The boundary conditions are:
1. At the inner sphere, where $$r = 1 \text{ m}$$, the temperature is $$T = 15 ^ { \circ } \mathrm { C }$$.
2. At the outer sphere, where $$r = 2 \text{ m}$$, the temperature is $$T = 25 ^ { \circ } \mathrm { C }$$.

**step2** Transforming the differential equation into a first-order equation for S

Given the substitution $$S = \frac { d T } { d r }$$, we need to find the second derivative $$\frac { d ^ { 2 } T } { d r ^ { 2 } }$$ in terms of $$S$$.
By differentiating $$S$$ with respect to $$r$$, we obtain:
$$\frac { d S } { d r } = \frac { d } { d r } \left( \frac { d T } { d r } \right) = \frac { d ^ { 2 } T } { d r ^ { 2 } }$$
Now, substitute $$S$$ and $$\frac { d S } { d r }$$ into the original differential equation:
$$\frac { d S } { d r } + \frac { 2 } { r } S = 0$$
This is a first-order differential equation in terms of $$S$$.

**step3** Solving the first-order differential equation for S

To solve the first-order differential equation for $$S$$, we can separate the variables.
Rearrange the equation from Step 2:
$$\frac { d S } { d r } = - \frac { 2 } { r } S$$
Assuming $$S \neq 0$$ (if $$S=0$$, then $$T$$ is constant, which is unlikely given the boundary conditions), divide both sides by $$S$$ and multiply by $$dr$$:
$$\frac { 1 } { S } d S = - \frac { 2 } { r } d r$$
Now, integrate both sides:
$$\int \frac { 1 } { S } d S = \int - \frac { 2 } { r } d r$$
Performing the integration, we get:
$$\ln | S | = - 2 \ln | r | + C_1$$
Since $$r$$ represents a radius, it is positive ($$r > 0$$), so $$|r| = r$$.
Using logarithm properties, $$- 2 \ln r = \ln (r^{-2}) = \ln \left( \frac { 1 } { r ^ { 2 } } \right)$$:
$$\ln | S | = \ln \left( \frac { 1 } { r ^ { 2 } } \right) + C_1$$
To solve for $$S$$, exponentiate both sides:
$$| S | = e^{\ln \left( \frac { 1 } { r ^ { 2 } } \right) + C_1}$$
$$| S | = e^{\ln \left( \frac { 1 } { r ^ { 2 } } \right)} \cdot e^{C_1}$$
$$| S | = \frac { 1 } { r ^ { 2 } } \cdot e^{C_1}$$
Let $$A = \pm e^{C_1}$$ be a new arbitrary constant. If $$S$$ were initially zero, this constant $$A$$ would also be zero.
Therefore, the expression for $$S$$ is:
$$S = \frac { A } { r ^ { 2 } }$$

Question1.step4 (Integrating S to find T(r))

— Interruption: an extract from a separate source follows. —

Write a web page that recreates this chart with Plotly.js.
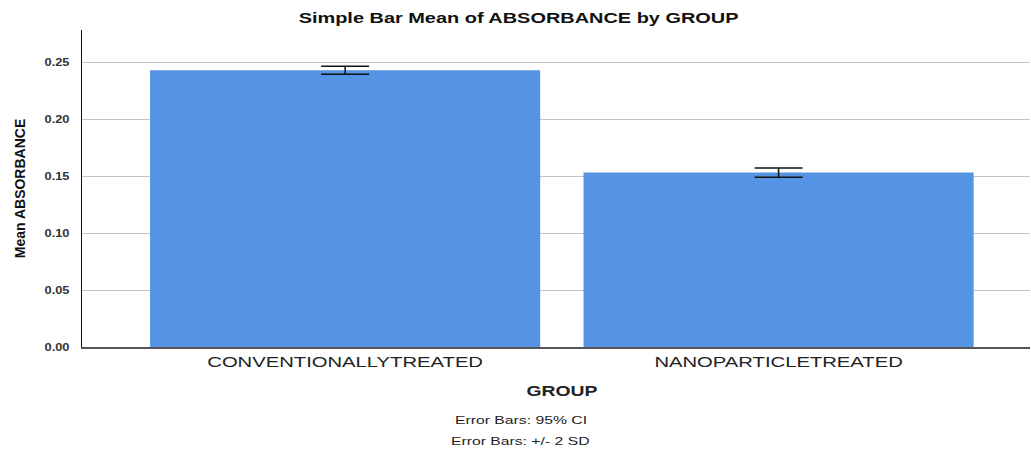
<!DOCTYPE html>
<html><head><meta charset="utf-8">
<script src="https://cdn.plot.ly/plotly-3.0.1.min.js"></script>
<style>body{margin:0;background:#fff}#chart{width:1031px;height:449px}</style>
</head><body><div id="chart"></div>
<script>
const categories = ["CONVENTIONALLYTREATED", "NANOPARTICLETREATED"];
const meanAbsorbance = [0.2435, 0.1535];
const ciHalfWidth = [0.0035, 0.0040];
const yTicks = [0, 0.05, 0.10, 0.15, 0.20, 0.25];
const yTickLabels = ["0.00", "0.05", "0.10", "0.15", "0.20", "0.25"];
const footnotes = ["Error Bars: 95% CI", "Error Bars: +/- 2 SD"];

const FONT = "Liberation Sans, Arial, sans-serif";

const trace = {
  type: "bar",
  x: categories,
  y: meanAbsorbance,
  width: 0.9,
  marker: {color: "#5594e4", line: {width: 0}},
  error_y: {type: "data", array: ciHalfWidth, visible: true, color: "#111", thickness: 1.5, width: 24},
  hoverinfo: "skip"
};

const layout = {
  width: 1031, height: 449,
  margin: {l: 82, r: 1, t: 30, b: 102},
  paper_bgcolor: "#fff", plot_bgcolor: "#fff",
  showlegend: false,
  title: {text: "<b>Simple Bar Mean of ABSORBANCE by GROUP</b>", x: 0.503, xanchor: "center", y: 0.96, yanchor: "middle",
          font: {family: FONT, size: 15, color: "#111"}},
  xaxis: {
    type: "category", range: [-0.607, 1.58],
    showline: true, linecolor: "#555", linewidth: 1.5,
    showgrid: false, ticks: "outside", ticklen: 1, tickcolor: "rgba(0,0,0,0)",
    tickfont: {family: FONT, size: 15, color: "#222"},
    title: {text: "<b>GROUP</b>", font: {family: FONT, size: 15, color: "#222"}, standoff: 16},
    fixedrange: true
  },
  yaxis: {
    range: [0, 0.279],
    tickvals: yTicks, ticktext: yTickLabels,
    tickfont: {family: FONT, size: 10, color: "#333", weight: "bold"},
    ticks: "outside", ticklen: 9, tickcolor: "rgba(0,0,0,0)",
    showline: true, linecolor: "#111", linewidth: 1.5,
    showgrid: true, gridcolor: "#c4c4c4", gridwidth: 1,
    zeroline: false,
    title: {text: "<b>Mean ABSORBANCE</b>", font: {family: FONT, size: 14, color: "#111"}, standoff: 21},
    fixedrange: true
  },
  annotations: [
    {text: footnotes[0], xref: "paper", yref: "paper", x: 0.463, y: -0.230, xanchor: "center", yanchor: "middle", showarrow: false,
     font: {family: FONT, size: 10.5, color: "#222"}},
    {text: footnotes[1], xref: "paper", yref: "paper", x: 0.463, y: -0.2965, xanchor: "center", yanchor: "middle", showarrow: false,
     font: {family: FONT, size: 10.5, color: "#222"}}
  ]
};

function stretch(root, sel, s, dx) {
  root.querySelectorAll(sel).forEach(t => {
    const x = parseFloat(t.getAttribute("x") || 0), y = parseFloat(t.getAttribute("y") || 0);
    const tr = t.getAttribute("transform") || "";
    t.setAttribute("transform", tr + " translate(" + (x + (dx || 0)) + "," + y + ") scale(" + s + ",1) translate(" + (-x) + "," + (-y) + ")");
  });
}

Plotly.newPlot("chart", [trace], layout, {displayModeBar: false, staticPlot: true}).then(gd => {
  stretch(gd, "text.gtitle", 1.33);
  stretch(gd, "g.xtick > text", 1.35);
  stretch(gd, "g.ytick > text", 1.28);
  stretch(gd, "text.xtitle", 1.29, 6);
  stretch(gd, "text.annotation-text", 1.5);
});
</script></body></html>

We know that $$S = \frac { d T } { d r }$$. So, we can write:
$$\frac { d T } { d r } = \frac { A } { r ^ { 2 } }$$
To find $$T(r)$$, we integrate both sides with respect to $$r$$:
$$T ( r ) = \int \frac { A } { r ^ { 2 } } d r$$
$$T ( r ) = A \int r ^ { - 2 } d r$$
Performing the integration:
$$T ( r ) = A \frac { r ^ { - 1 } } { - 1 } + C_2$$
$$T ( r ) = - \frac { A } { r } + C_2$$
Here, $$C_2$$ is the second integration constant.

**step5** Applying boundary conditions to find constants A and C2

We use the two given boundary conditions to determine the values of the constants $$A$$ and $$C_2$$:
1. When $$r = 1 \text{ m}$$, $$T = 15 ^ { \circ } \mathrm { C }$$.
Substitute these values into the expression for $$T(r)$$:
$$15 = - \frac { A } { 1 } + C_2$$
$$15 = - A + C_2$$ (Equation 1)
2. When $$r = 2 \text{ m}$$, $$T = 25 ^ { \circ } \mathrm { C }$$.
Substitute these values into the expression for $$T(r)$$:
$$25 = - \frac { A } { 2 } + C_2$$ (Equation 2)
Now, we solve this system of two linear equations:
Subtract Equation 1 from Equation 2:
$$(25 - 15) = \left( - \frac { A } { 2 } + C_2 \right) - ( - A + C_2 )$$
$$10 = - \frac { A } { 2 } + A$$
$$10 = \frac { A } { 2 }$$
Multiply by 2 to find $$A$$:
$$A = 20$$
Substitute the value of $$A = 20$$ back into Equation 1 to find $$C_2$$:
$$15 = - (20) + C_2$$
$$15 = - 20 + C_2$$
Add 20 to both sides:
$$C_2 = 15 + 20$$
$$C_2 = 35$$

Question1.step6 (Writing the final expression for T(r))

Now that we have found the values of the constants $$A = 20$$ and $$C_2 = 35$$, we substitute them back into the general solution for $$T(r)$$ from Step 4:
$$T ( r ) = - \frac { A } { r } + C_2$$
$$T ( r ) = - \frac { 20 } { r } + 35$$
The final expression for the temperature $$T(r)$$ between the spheres is $$T ( r ) = 35 - \frac { 20 } { r }$$.